The request: Do not copy the pictures; transcribe all other material exactly.

Information shown:
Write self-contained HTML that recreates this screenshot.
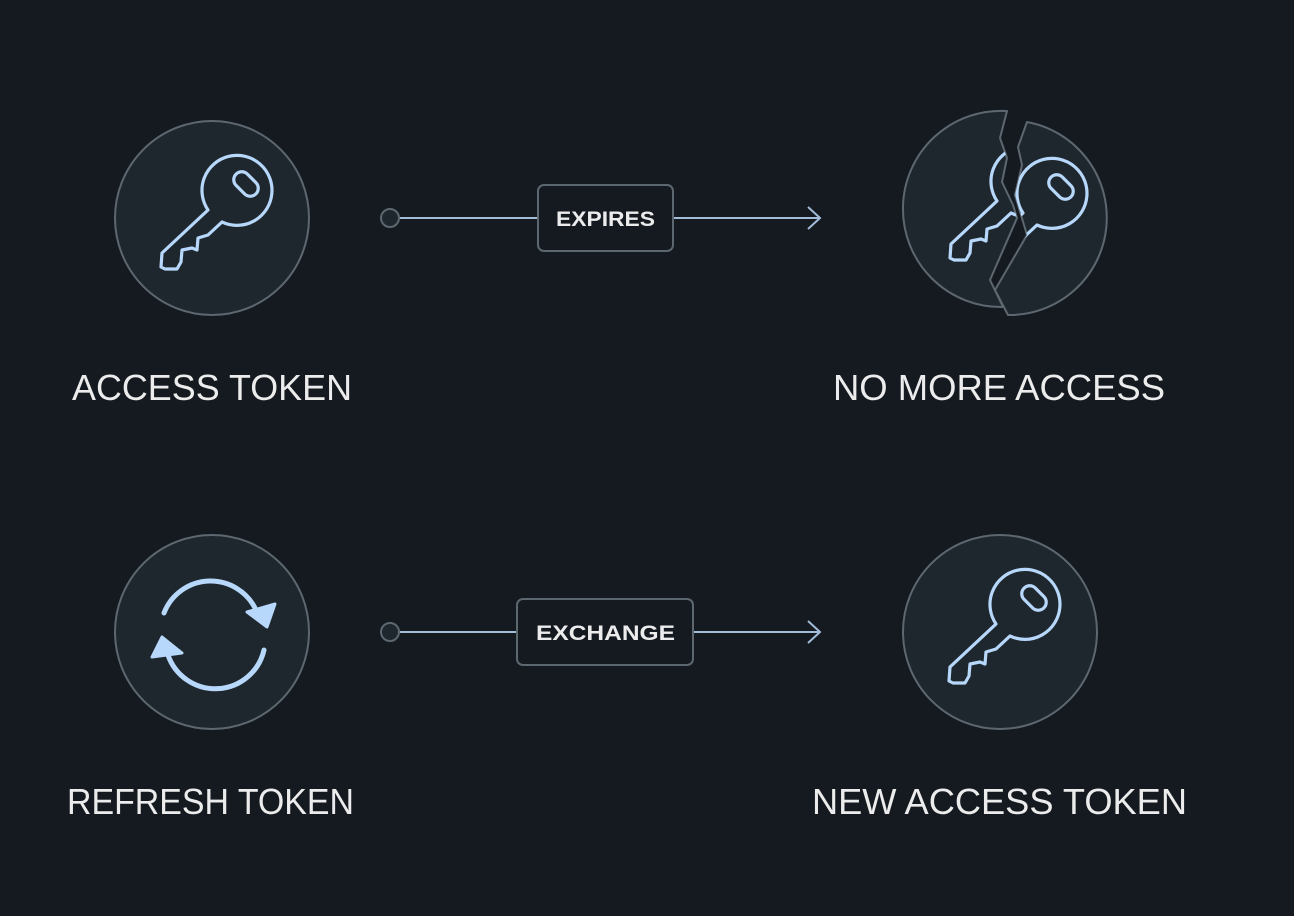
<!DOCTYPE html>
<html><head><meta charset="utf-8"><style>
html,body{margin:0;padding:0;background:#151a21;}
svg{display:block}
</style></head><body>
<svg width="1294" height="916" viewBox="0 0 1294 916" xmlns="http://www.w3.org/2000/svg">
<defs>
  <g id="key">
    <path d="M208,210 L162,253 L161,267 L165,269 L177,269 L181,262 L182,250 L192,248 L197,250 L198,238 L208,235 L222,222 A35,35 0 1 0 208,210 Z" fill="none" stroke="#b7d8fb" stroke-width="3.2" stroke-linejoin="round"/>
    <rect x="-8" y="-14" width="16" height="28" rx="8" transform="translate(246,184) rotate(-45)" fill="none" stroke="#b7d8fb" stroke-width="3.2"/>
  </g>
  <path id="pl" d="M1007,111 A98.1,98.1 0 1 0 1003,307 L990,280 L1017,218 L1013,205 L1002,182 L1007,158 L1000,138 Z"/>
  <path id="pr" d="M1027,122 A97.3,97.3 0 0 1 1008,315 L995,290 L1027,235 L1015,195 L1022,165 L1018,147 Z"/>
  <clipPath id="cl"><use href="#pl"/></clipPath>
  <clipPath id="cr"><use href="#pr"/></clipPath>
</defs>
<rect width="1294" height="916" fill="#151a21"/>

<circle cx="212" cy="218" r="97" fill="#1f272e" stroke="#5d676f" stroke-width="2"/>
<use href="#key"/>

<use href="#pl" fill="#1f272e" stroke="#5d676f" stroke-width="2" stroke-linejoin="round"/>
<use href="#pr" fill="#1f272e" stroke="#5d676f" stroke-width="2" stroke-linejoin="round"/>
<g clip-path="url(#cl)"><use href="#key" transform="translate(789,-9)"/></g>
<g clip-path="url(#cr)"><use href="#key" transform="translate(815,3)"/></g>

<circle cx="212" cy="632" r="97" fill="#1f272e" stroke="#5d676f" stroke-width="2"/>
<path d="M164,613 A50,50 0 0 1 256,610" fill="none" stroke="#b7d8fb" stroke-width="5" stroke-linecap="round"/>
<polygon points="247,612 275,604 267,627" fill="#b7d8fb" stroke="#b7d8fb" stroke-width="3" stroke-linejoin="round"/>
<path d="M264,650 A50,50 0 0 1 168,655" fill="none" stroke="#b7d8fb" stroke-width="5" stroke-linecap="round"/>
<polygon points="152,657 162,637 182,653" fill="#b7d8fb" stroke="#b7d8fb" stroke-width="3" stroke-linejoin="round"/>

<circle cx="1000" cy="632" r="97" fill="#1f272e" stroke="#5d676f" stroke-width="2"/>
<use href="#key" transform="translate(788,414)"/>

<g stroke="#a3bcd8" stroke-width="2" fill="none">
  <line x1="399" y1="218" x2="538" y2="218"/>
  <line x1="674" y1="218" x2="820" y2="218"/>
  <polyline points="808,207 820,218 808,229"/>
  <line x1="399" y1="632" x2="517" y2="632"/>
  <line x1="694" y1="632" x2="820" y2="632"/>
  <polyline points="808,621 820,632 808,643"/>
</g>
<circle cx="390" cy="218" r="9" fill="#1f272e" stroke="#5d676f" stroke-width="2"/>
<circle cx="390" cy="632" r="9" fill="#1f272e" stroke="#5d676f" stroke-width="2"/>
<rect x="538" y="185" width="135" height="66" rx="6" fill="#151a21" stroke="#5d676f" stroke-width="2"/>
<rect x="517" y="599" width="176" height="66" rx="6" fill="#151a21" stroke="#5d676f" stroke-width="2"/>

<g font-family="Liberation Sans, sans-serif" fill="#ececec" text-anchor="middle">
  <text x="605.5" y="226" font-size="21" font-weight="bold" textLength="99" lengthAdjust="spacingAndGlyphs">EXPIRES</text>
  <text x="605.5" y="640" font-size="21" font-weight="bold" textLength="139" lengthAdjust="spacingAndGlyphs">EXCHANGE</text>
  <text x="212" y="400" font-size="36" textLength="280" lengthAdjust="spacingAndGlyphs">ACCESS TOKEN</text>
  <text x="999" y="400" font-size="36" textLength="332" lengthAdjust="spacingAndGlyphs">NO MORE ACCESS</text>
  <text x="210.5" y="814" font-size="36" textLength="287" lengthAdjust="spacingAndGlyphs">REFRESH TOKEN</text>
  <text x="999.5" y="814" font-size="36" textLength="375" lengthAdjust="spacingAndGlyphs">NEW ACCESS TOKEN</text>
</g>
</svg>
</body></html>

Solution to this problem:
Write self-contained HTML that recreates this screenshot.
<!DOCTYPE html>
<html><head><meta charset="utf-8"><style>
html,body{margin:0;padding:0;background:#151a21;}
svg{display:block}
</style></head><body>
<svg width="1294" height="916" viewBox="0 0 1294 916" xmlns="http://www.w3.org/2000/svg">
<defs>
  <g id="key">
    <path d="M208,210 L162,253 L161,267 L165,269 L177,269 L181,262 L182,250 L192,248 L197,250 L198,238 L208,235 L222,222 A35,35 0 1 0 208,210 Z" fill="none" stroke="#b7d8fb" stroke-width="3.2" stroke-linejoin="round"/>
    <rect x="-8" y="-14" width="16" height="28" rx="8" transform="translate(246,184) rotate(-45)" fill="none" stroke="#b7d8fb" stroke-width="3.2"/>
  </g>
  <path id="pl" d="M1007,111 A98.1,98.1 0 1 0 1003,307 L990,280 L1017,218 L1013,205 L1002,182 L1007,158 L1000,138 Z"/>
  <path id="pr" d="M1027,122 A97.3,97.3 0 0 1 1008,315 L995,290 L1027,235 L1015,195 L1022,165 L1018,147 Z"/>
  <clipPath id="cl"><use href="#pl"/></clipPath>
  <clipPath id="cr"><use href="#pr"/></clipPath>
</defs>
<rect width="1294" height="916" fill="#151a21"/>

<circle cx="212" cy="218" r="97" fill="#1f272e" stroke="#5d676f" stroke-width="2"/>
<use href="#key"/>

<use href="#pl" fill="#1f272e" stroke="#5d676f" stroke-width="2" stroke-linejoin="round"/>
<use href="#pr" fill="#1f272e" stroke="#5d676f" stroke-width="2" stroke-linejoin="round"/>
<g clip-path="url(#cl)"><use href="#key" transform="translate(789,-9)"/></g>
<g clip-path="url(#cr)"><use href="#key" transform="translate(815,3)"/></g>

<circle cx="212" cy="632" r="97" fill="#1f272e" stroke="#5d676f" stroke-width="2"/>
<path d="M164,613 A50,50 0 0 1 256,610" fill="none" stroke="#b7d8fb" stroke-width="5" stroke-linecap="round"/>
<polygon points="247,612 275,604 267,627" fill="#b7d8fb" stroke="#b7d8fb" stroke-width="3" stroke-linejoin="round"/>
<path d="M264,650 A50,50 0 0 1 168,655" fill="none" stroke="#b7d8fb" stroke-width="5" stroke-linecap="round"/>
<polygon points="152,657 162,637 182,653" fill="#b7d8fb" stroke="#b7d8fb" stroke-width="3" stroke-linejoin="round"/>

<circle cx="1000" cy="632" r="97" fill="#1f272e" stroke="#5d676f" stroke-width="2"/>
<use href="#key" transform="translate(788,414)"/>

<g stroke="#a3bcd8" stroke-width="2" fill="none">
  <line x1="399" y1="218" x2="538" y2="218"/>
  <line x1="674" y1="218" x2="820" y2="218"/>
  <polyline points="808,207 820,218 808,229"/>
  <line x1="399" y1="632" x2="517" y2="632"/>
  <line x1="694" y1="632" x2="820" y2="632"/>
  <polyline points="808,621 820,632 808,643"/>
</g>
<circle cx="390" cy="218" r="9" fill="#1f272e" stroke="#5d676f" stroke-width="2"/>
<circle cx="390" cy="632" r="9" fill="#1f272e" stroke="#5d676f" stroke-width="2"/>
<rect x="538" y="185" width="135" height="66" rx="6" fill="#151a21" stroke="#5d676f" stroke-width="2"/>
<rect x="517" y="599" width="176" height="66" rx="6" fill="#151a21" stroke="#5d676f" stroke-width="2"/>

<g font-family="Liberation Sans, sans-serif" fill="#ececec" text-anchor="middle">
  <text x="605.5" y="226" font-size="21" font-weight="bold" textLength="99" lengthAdjust="spacingAndGlyphs">EXPIRES</text>
  <text x="605.5" y="640" font-size="21" font-weight="bold" textLength="139" lengthAdjust="spacingAndGlyphs">EXCHANGE</text>
  <text x="212" y="400" font-size="36" textLength="280" lengthAdjust="spacingAndGlyphs">ACCESS TOKEN</text>
  <text x="999" y="400" font-size="36" textLength="332" lengthAdjust="spacingAndGlyphs">NO MORE ACCESS</text>
  <text x="210.5" y="814" font-size="36" textLength="287" lengthAdjust="spacingAndGlyphs">REFRESH TOKEN</text>
  <text x="999.5" y="814" font-size="36" textLength="375" lengthAdjust="spacingAndGlyphs">NEW ACCESS TOKEN</text>
</g>
</svg>
</body></html>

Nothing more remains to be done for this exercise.